Culture begins from the very first conversation deciding who is in what role. If you are going to raise money then it’s usually answering the question of who’s CEO? Let’s say you both decide that you are going to be CEO. Now, If you need something from your co-founder, how do you ask? Do you say, “Hey listen I’m gonna give you a list of things I need you to do and then hold you accountable if they are not done on time because I am CEO and it is my job to make sure things get done.” That’s not gonna end well. So you are going to need values to answer the question of how do we make requests of each other and how do we hold each other accountable. As soon as you have to coordinate with another person, there’s culture — how you do things, what behaviors happen. This includes how we communicate with one another.

At the outset of here are a few of the questions you will need to answer:

  • How do we make requests of each other?
  • How do we hold each other accountable?
  • How do we say yes and no to each other?
  • How do we push back?
  • How do we have healthy disagreements?
  • How do we express discomfort or dissatisfaction?
  • How do we give and receive feedback?
  • How do we want to praise, celebrate and high-five?
  • How do we make decisions?
  • How do we prioritize?
  • How do we hire? How do we fire?
  • How do we stay connected as we work?

As soon as you need another person to coordinate with, it helps to intentionally decide “How do you operate in your organization?” You’ll want to consider the ramifications of behaviors and the values you say you value. Ultimately, your values are what actually happens in your organization, it’s the behaviors that are the living expression of values, not the words on a slide or website, which determine what kind of culture you have.

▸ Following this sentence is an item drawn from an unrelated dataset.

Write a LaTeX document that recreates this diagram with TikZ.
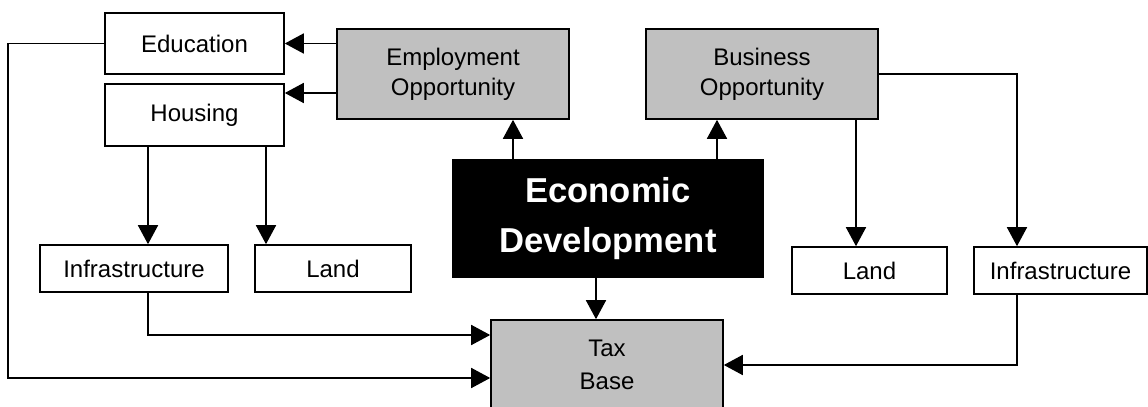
\documentclass[tikz,border=0pt]{standalone}
\usepackage{fontspec}
\setmainfont{Liberation Sans}
\usetikzlibrary{arrows.meta}
\begin{document}
\begin{tikzpicture}[x=0.5pt,y=-0.5pt,
  box/.style={draw=black,line width=0.8pt,rectangle,inner sep=0pt,align=center,
    font=\fontsize{12}{15}\selectfont},
  graybox/.style={box,fill=boxgray,minimum width=116pt,minimum height=45pt},
  smallbox/.style={box,fill=white,minimum height=23.5pt},
  arr/.style={line width=0.8pt,-{Triangle[length=9.5pt,width=10pt]}},
  conn/.style={line width=0.8pt}]
\definecolor{boxgray}{HTML}{C0C0C0}
\useasboundingbox (0,0) rectangle (1148,407);
\clip (0,0) rectangle (1148,407);

% boxes
\node[box,minimum width=89.5pt,minimum height=30.5pt] (edu) at (194.5,43.5) {Education};
\node[box,minimum width=89.5pt,minimum height=31pt] (hou) at (194.5,115) {Housing};
\node[graybox] (emp) at (453,74) {Employment\\Opportunity};
\node[graybox] (bus) at (762,74) {Business\\Opportunity};
\node[box,fill=black,text=white,minimum width=155pt,minimum height=58.5pt,
  font=\fontsize{17.3}{25}\selectfont\bfseries] (eco) at (608,218.5) {Economic\\Development};
\node[graybox,font=\fontsize{12}{16.5}\selectfont] (tax) at (607,365) {Tax\\Base};
\node[smallbox,minimum width=94pt] (infL) at (134,268.5) {Infrastructure};
\node[smallbox,minimum width=78pt] (landL) at (333,268.5) {Land};
\node[smallbox,minimum width=77.5pt] (landR) at (869.5,270.5) {Land};
\node[smallbox,minimum width=86.5pt] (infR) at (1060.5,270.5) {Infrastructure};

% lanes and rows used by the connectors
\coordinate (laneA) at (148,0);
\coordinate (laneB) at (266,0);
\coordinate (laneC) at (513,0);
\coordinate (laneD) at (717,0);
\coordinate (laneE) at (596,0);
\coordinate (laneF) at (856,0);
\coordinate (laneG) at (1017,0);
\coordinate (laneH) at (8,0);
\coordinate (rowA) at (0,93);
\coordinate (rowB) at (0,335);
\coordinate (rowC) at (0,378);

% connectors
\draw[arr] (emp.west |- edu.east) -- (edu.east);
\draw[arr] (emp.west |- rowA) -- (hou.east |- rowA);
\draw[arr] (eco.north -| laneC) -- (emp.south -| laneC);
\draw[arr] (eco.north -| laneD) -- (bus.south -| laneD);
\draw[arr] (eco.south -| laneE) -- (tax.north -| laneE);
\draw[arr] (hou.south -| laneA) -- (infL.north -| laneA);
\draw[arr] (hou.south -| laneB) -- (landL.north -| laneB);
\draw[arr] (bus.south -| laneF) -- (landR.north -| laneF);
\draw[arr] (bus.east) -| (infR.north -| laneG);
\draw[arr] (infL.south -| laneA) |- (tax.west |- rowB);
\draw[arr] (edu.west) -| (laneH |- rowC) -- (tax.west |- rowC);
\draw[arr] (infR.south -| laneG) |- (tax.east);
\end{tikzpicture}
\end{document}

Values directly answer the question: “how do we behave?”. You need to be able to visualize the behavior in action. People will often say, “trust is a value.” To get to the heart of this value, people need to know what trust means. Is there a specific aspect of trust that is getting attention? How do I behave with trust? Perhaps, it’s the context of care, the sincerity, the reliability, the competence, all described in behaviors we take in the organization. You get empty values when there’s a list of words on the wall that aren’t understood or embodied by the organization. Every value needs an explanation: “with this value present, that means when this happens we behave like this.”

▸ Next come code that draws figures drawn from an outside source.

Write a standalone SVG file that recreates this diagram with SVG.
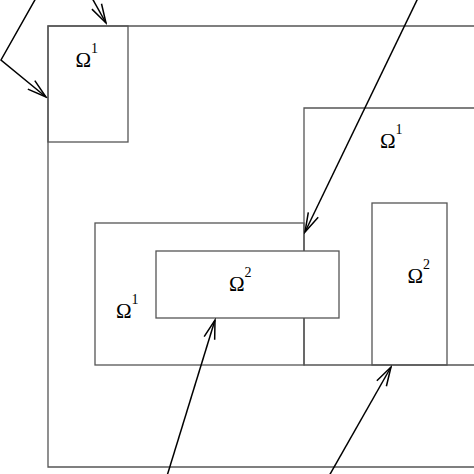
<svg xmlns="http://www.w3.org/2000/svg" width="474" height="474" viewBox="0 0 474 474">
<style>
.r{fill:none;stroke:#555;stroke-width:1.3}
.w{fill:#fff}
.a{fill:none;stroke:#000;stroke-width:1.5}
.t{font-family:"Liberation Serif","Times New Roman",serif;font-size:21px;fill:#000}
.s{font-size:14px}
</style>
<defs>
<marker id="ah" markerWidth="24" markerHeight="16" refX="0" refY="0" viewBox="-22 -8 24 16" orient="auto" markerUnits="userSpaceOnUse">
<path d="M-19,-5.5 L0,0 L-19,5.5" fill="none" stroke="#000" stroke-width="1.5"/>
</marker>
</defs>
<rect width="474" height="474" fill="#fff"/>
<g id="outer"><path class="r" d="M480,26 H48 V467 H480"/></g>
<g id="small"><rect class="r" x="48" y="26" width="80" height="116"/><text class="t" x="75.5" y="67">Ω<tspan class="s" dy="-14">1</tspan></text></g>
<g id="right"><path class="r" d="M480,108 H304 V365 H480"/><text class="t" x="380" y="148">Ω<tspan class="s" dy="-14">1</tspan></text></g>
<g id="left"><rect class="r" x="95" y="223" width="209" height="142"/><text class="t" x="116" y="318">Ω<tspan class="s" dy="-14">1</tspan></text></g>
<g id="mid"><rect class="r w" x="156" y="251" width="183" height="67"/><text class="t" x="229" y="291">Ω<tspan class="s" dy="-14">2</tspan></text></g>
<g id="tall"><rect class="r" x="372" y="203" width="75" height="162"/><text class="t" x="407.5" y="283">Ω<tspan class="s" dy="-14">2</tspan></text></g>
<g id="connectors">
<polyline class="a" points="36,-2 1,60 46,97" marker-end="url(#ah)"/>
<line class="a" x1="92" y1="-2" x2="106" y2="23" marker-end="url(#ah)"/>
<line class="a" x1="418" y1="-2" x2="305" y2="232" marker-end="url(#ah)"/>
<line class="a" x1="167" y1="476" x2="215" y2="320" marker-end="url(#ah)"/>
<line class="a" x1="329" y1="476" x2="391" y2="367" marker-end="url(#ah)"/>
</g>
</svg>
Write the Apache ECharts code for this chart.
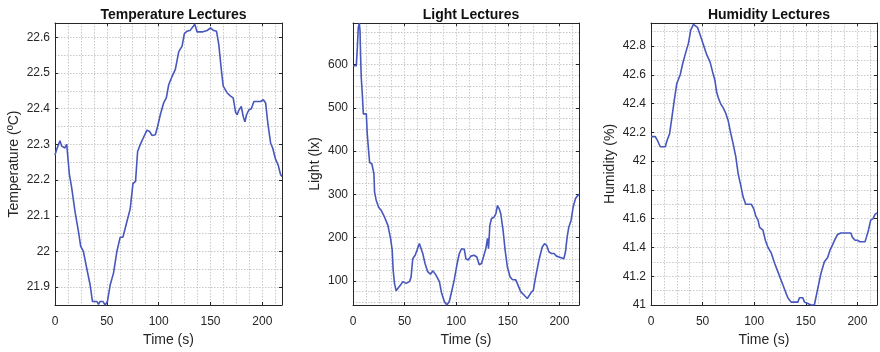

For example, some companies value ”work hard, play hard.” But what does that mean, exactly? Does that mean that they happy hour every week at 5 p.m. on Friday? What happens when a big user request comes through at 5 p.m. during happy hour? Do they work hard or do they play hard? What you’re trying to answer with your values is “What are we committed to in that moment?” If “customers first” is a value, that means I can actually have behavior that says if it’s happy hour on Friday, and something broke for the customer, the team is back at work putting attention on the issue.

When we make our values explicit early, and we intentionally link these values to how we behave and work together, we’re actively bringing forth the culture we’d like to have at work. And when these are shared values and expressed through our collective behaviors, this culture can help bring out the best in each of us.